Saturday, August 24, 2019
TEXT BY DEV SUKUMAR | BADMINTON PHOTO
Their final two years ago in Glasgow turned out to be the gold standard against which subsequent finals were measured. Back then, Okuhara had trumped Pusarla in a gripping match, 21-19 20-22 22-20, in one of the greatest and longest women’s singles match ever played. How likely is it that another World Championships final featuring the two will touch the same stratospheric levels?
Pusarla did her own chances no harm by wrapping up her semifinal against Chen Yu Fei in just 40 minutes; she would have been further pleased at the effort Okuhara had to put in against Ratchanok Intanon in the other semifinal. The Japanese was involved in a titanic struggle with Intanon, finally clinching her spot after 83 minutes, 17-21 21-18 21-15.
It was Okuhara’s blinding speed and quality of retrievals that did Intanon in. The Thai was on top as long as she could employ her nicks and cuts in her surgically precise fashion; but once Okuhara started extending the rallies, the effort wore her down. Her smashes were just that bit wide of the lines; her netplay just that bit erratic.
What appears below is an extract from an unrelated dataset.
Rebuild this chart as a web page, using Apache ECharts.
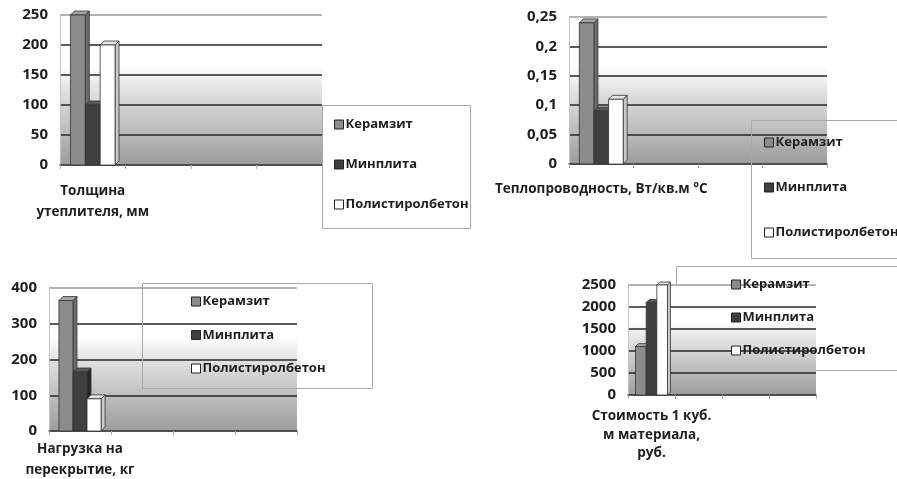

Okuhara, on the other hand, was relentless; there was not an inch given in the depth of her clears or her dogged pursuit of the shuttle.
“Sindhu is very strong for big matches, she has been in the finals of the World Championships and Olympics. This time again she’s in the final, it’s amazing. But I will try hard and I’m looking forward to the final,” said Okuhara.
Zheng/Huang March On
There was no stopping Zheng Si Wei and Huang Ya Qiong, as the defending champions progressed to their fifth final this year elbowing out Japanese challengers Yuta Watanabe/Arisa Higashino 21-11 21-15.
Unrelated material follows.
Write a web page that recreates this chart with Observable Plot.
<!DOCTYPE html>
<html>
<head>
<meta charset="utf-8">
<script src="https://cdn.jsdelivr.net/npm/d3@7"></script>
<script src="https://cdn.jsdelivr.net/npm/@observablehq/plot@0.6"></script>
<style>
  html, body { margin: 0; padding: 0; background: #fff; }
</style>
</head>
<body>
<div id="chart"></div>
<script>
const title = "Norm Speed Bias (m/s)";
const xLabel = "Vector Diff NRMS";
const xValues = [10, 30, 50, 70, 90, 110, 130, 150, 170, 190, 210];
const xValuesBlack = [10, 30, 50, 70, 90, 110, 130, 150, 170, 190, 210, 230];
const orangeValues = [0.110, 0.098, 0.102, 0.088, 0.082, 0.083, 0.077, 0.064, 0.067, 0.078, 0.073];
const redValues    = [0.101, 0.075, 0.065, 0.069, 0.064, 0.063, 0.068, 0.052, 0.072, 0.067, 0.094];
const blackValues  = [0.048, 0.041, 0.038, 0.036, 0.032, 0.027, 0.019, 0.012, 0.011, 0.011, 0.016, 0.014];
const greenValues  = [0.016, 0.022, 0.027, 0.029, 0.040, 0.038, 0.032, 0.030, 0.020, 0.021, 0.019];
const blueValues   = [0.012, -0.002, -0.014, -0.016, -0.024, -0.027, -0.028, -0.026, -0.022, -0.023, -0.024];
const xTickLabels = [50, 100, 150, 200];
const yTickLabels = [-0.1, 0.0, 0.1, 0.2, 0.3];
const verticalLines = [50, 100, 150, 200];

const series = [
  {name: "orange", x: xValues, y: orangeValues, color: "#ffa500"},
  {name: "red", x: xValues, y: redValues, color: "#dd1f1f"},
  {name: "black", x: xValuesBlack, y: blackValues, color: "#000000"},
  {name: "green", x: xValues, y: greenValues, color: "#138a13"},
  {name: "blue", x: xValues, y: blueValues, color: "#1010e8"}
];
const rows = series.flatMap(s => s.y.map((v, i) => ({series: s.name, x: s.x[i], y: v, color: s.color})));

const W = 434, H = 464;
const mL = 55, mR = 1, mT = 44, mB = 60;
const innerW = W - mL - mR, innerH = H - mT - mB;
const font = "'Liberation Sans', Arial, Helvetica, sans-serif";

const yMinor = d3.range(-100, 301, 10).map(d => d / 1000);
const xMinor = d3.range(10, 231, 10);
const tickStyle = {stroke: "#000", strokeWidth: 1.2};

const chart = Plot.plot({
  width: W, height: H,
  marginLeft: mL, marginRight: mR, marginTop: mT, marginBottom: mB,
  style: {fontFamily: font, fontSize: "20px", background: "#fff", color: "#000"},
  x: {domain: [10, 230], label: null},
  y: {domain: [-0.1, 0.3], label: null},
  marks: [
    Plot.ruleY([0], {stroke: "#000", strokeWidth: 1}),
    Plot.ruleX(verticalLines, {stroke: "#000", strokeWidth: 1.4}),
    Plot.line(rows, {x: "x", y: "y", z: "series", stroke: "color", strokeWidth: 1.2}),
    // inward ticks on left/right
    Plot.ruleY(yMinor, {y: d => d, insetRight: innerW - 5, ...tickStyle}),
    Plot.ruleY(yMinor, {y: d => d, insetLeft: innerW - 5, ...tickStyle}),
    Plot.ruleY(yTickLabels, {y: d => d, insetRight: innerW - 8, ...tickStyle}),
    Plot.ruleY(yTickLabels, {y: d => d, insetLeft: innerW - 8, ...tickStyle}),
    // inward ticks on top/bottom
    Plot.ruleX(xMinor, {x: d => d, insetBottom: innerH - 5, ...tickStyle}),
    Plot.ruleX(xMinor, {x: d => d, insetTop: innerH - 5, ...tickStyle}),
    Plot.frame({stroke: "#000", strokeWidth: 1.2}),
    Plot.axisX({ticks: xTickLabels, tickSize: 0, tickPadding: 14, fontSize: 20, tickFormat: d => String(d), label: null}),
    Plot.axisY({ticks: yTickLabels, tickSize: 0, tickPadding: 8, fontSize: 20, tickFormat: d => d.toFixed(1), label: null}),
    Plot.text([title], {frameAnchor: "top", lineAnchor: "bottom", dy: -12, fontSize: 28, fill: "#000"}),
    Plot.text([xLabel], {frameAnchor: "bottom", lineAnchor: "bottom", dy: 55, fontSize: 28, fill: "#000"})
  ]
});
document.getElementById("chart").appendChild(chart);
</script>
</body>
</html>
There were better returns for Japan in the day’s earlier matches. Women’s doubles second seeds Yuki Fukushima and Sayaka Hirota gave themselves a shot at the title which they missed last year despite holding two match points. Fukushima/Hirota had little trouble in beating Du Yue/Li Yin Hui, who were kept on court for two hours last evening by Misaki Matsutomo/Ayaka Takahashi.
Momota in Cruise Mode
Top seed Kento Momota had all the boxes ticked against Sai Praneeth, who was attempting to become the first Indian in a men’s singles final. The defending champion totally controlled the rhythm of play; so masterly was he that a frustrated Praneeth blew even the few open opportunities that came his way. Momota jogged away to a 21-13 21-8 victory in 42 minutes.
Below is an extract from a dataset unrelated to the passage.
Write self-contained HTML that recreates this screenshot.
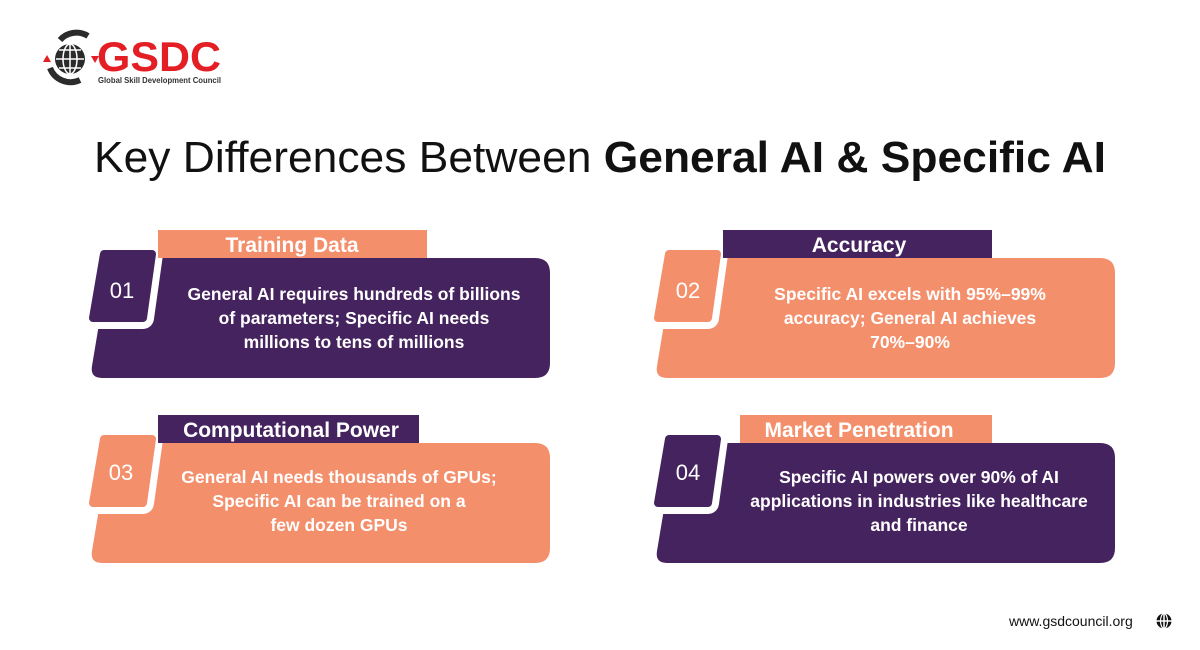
<!DOCTYPE html>
<html><head><meta charset="utf-8"><style>
body{margin:0;background:#fff;}
svg{display:block;font-family:"Liberation Sans",sans-serif;}
</style></head><body>
<svg width="1200" height="650" viewBox="0 0 1200 650" xmlns="http://www.w3.org/2000/svg">
<rect width="1200" height="650" fill="#fff"/>
<!-- logo -->
<g>
<path d="M60,40 A22,22 0 0 1 88,36" stroke="#2b2b2b" stroke-width="6" fill="none"/>
<path d="M50,68 A22,22 0 0 0 80,80" stroke="#2b2b2b" stroke-width="6" fill="none"/>
<circle cx="70" cy="59" r="15" fill="#2b2b2b"/>
<path d="M56,59 H84 M70,44 V74 M59,50 H81 M59,68 H81" stroke="#fff" stroke-width="1.5"/>
<ellipse cx="70" cy="59" rx="7" ry="15" fill="none" stroke="#fff" stroke-width="1.5"/>
<polygon points="43,62 51,62 47,55" fill="#e31e24"/>
<polygon points="91,56 99,56 95,63" fill="#e31e24"/>
<text x="97" y="71" font-size="42" font-weight="bold" fill="#e31e24" textLength="124" lengthAdjust="spacingAndGlyphs">GSDC</text>
<text x="98" y="83" font-size="8" font-weight="bold" fill="#333" textLength="123" lengthAdjust="spacingAndGlyphs">Global Skill Development Council</text>
</g>
<text x="600" y="172" text-anchor="middle" font-size="44" fill="#111" textLength="1012" lengthAdjust="spacingAndGlyphs">Key Differences Between <tspan font-weight="bold">General AI &amp; Specific AI</tspan></text>

<g transform="translate(90,258)">
<path d="M22,0 H445 Q460,0 460,15 V105 Q460,120 445,120 H12 Q0,120 2,108 L18,12 Q20,0 22,0Z" fill="#45235e"/>
<polygon points="14,-4 62,-4 53,60 3,60" fill="#45235e" stroke="#fff" stroke-width="22" stroke-linejoin="round"/>
<polygon points="14,-4 62,-4 53,60 3,60" fill="#45235e" stroke="#45235e" stroke-width="8" stroke-linejoin="round"/>
<rect x="68" y="-28" width="269" height="28" fill="#f48f6c"/>
<text x="202" y="-6" text-anchor="middle" font-size="21" font-weight="bold" fill="#fff">Training Data</text>
<text x="32" y="40" text-anchor="middle" font-size="22" fill="#fff">01</text>
<g font-size="17.5" font-weight="bold" fill="#fff" text-anchor="middle">
<text x="264" y="42">General AI requires hundreds of billions</text>
<text x="264" y="66">of parameters; Specific  AI needs</text>
<text x="264" y="90">millions to tens of millions</text></g>
</g>

<g transform="translate(655,258)">
<path d="M22,0 H445 Q460,0 460,15 V105 Q460,120 445,120 H12 Q0,120 2,108 L18,12 Q20,0 22,0Z" fill="#f48f6c"/>
<polygon points="14,-4 62,-4 53,60 3,60" fill="#f48f6c" stroke="#fff" stroke-width="22" stroke-linejoin="round"/>
<polygon points="14,-4 62,-4 53,60 3,60" fill="#f48f6c" stroke="#f48f6c" stroke-width="8" stroke-linejoin="round"/>
<rect x="68" y="-28" width="269" height="28" fill="#45235e"/>
<text x="204" y="-6" text-anchor="middle" font-size="21" font-weight="bold" fill="#fff">Accuracy</text>
<text x="33" y="40" text-anchor="middle" font-size="22" fill="#fff">02</text>
<g font-size="17.5" font-weight="bold" fill="#fff" text-anchor="middle">
<text x="255" y="42">Specific AI excels with 95%–99%</text>
<text x="255" y="66">accuracy; General AI achieves</text>
<text x="255" y="90">70%–90%</text></g>
</g>

<g transform="translate(90,443)">
<path d="M22,0 H445 Q460,0 460,15 V105 Q460,120 445,120 H12 Q0,120 2,108 L18,12 Q20,0 22,0Z" fill="#f48f6c"/>
<polygon points="14,-4 62,-4 53,60 3,60" fill="#f48f6c" stroke="#fff" stroke-width="22" stroke-linejoin="round"/>
<polygon points="14,-4 62,-4 53,60 3,60" fill="#f48f6c" stroke="#f48f6c" stroke-width="8" stroke-linejoin="round"/>
<rect x="68" y="-28" width="261" height="28" fill="#45235e"/>
<text x="201" y="-6" text-anchor="middle" font-size="21" font-weight="bold" fill="#fff">Computational Power</text>
<text x="31" y="37" text-anchor="middle" font-size="22" fill="#fff">03</text>
<g font-size="17.5" font-weight="bold" fill="#fff" text-anchor="middle">
<text x="249" y="40">General AI needs thousands of GPUs;</text>
<text x="249" y="64">Specific AI can be trained on a</text>
<text x="249" y="88">few dozen GPUs</text></g>
</g>

<g transform="translate(655,443)">
<path d="M22,0 H445 Q460,0 460,15 V105 Q460,120 445,120 H12 Q0,120 2,108 L18,12 Q20,0 22,0Z" fill="#45235e"/>
<polygon points="14,-4 62,-4 53,60 3,60" fill="#45235e" stroke="#fff" stroke-width="22" stroke-linejoin="round"/>
<polygon points="14,-4 62,-4 53,60 3,60" fill="#45235e" stroke="#45235e" stroke-width="8" stroke-linejoin="round"/>
<rect x="85" y="-28" width="252" height="28" fill="#f48f6c"/>
<text x="204" y="-6" text-anchor="middle" font-size="21" font-weight="bold" fill="#fff">Market Penetration</text>
<text x="33" y="37" text-anchor="middle" font-size="22" fill="#fff">04</text>
<g font-size="17.5" font-weight="bold" fill="#fff" text-anchor="middle">
<text x="264" y="40">Specific AI powers over 90% of AI</text>
<text x="264" y="64">applications in industries like healthcare</text>
<text x="264" y="88">and finance</text></g>
</g>

<text x="1009" y="626" font-size="14" fill="#111">www.gsdcouncil.org</text>
<circle cx="1164" cy="621" r="7.5" fill="#111"/>
<path d="M1156.5,621 H1171.5 M1164,613.5 V628.5" stroke="#fff" stroke-width="1.5"/>
<ellipse cx="1164" cy="621" rx="3.5" ry="7.5" fill="none" stroke="#fff" stroke-width="1.2"/>
</svg>
</body></html>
“I was pushing the pace but not getting points, and I didn’t know what to do. I went a bit blank. He has an allround game, he plays according to the opponent, he can vary the game whenever he wants to. The main thing is you have to be mentally fit against him. He has a lot of patience and a lot of variations.” – Sai Praneeth, after losing to Kento Momota.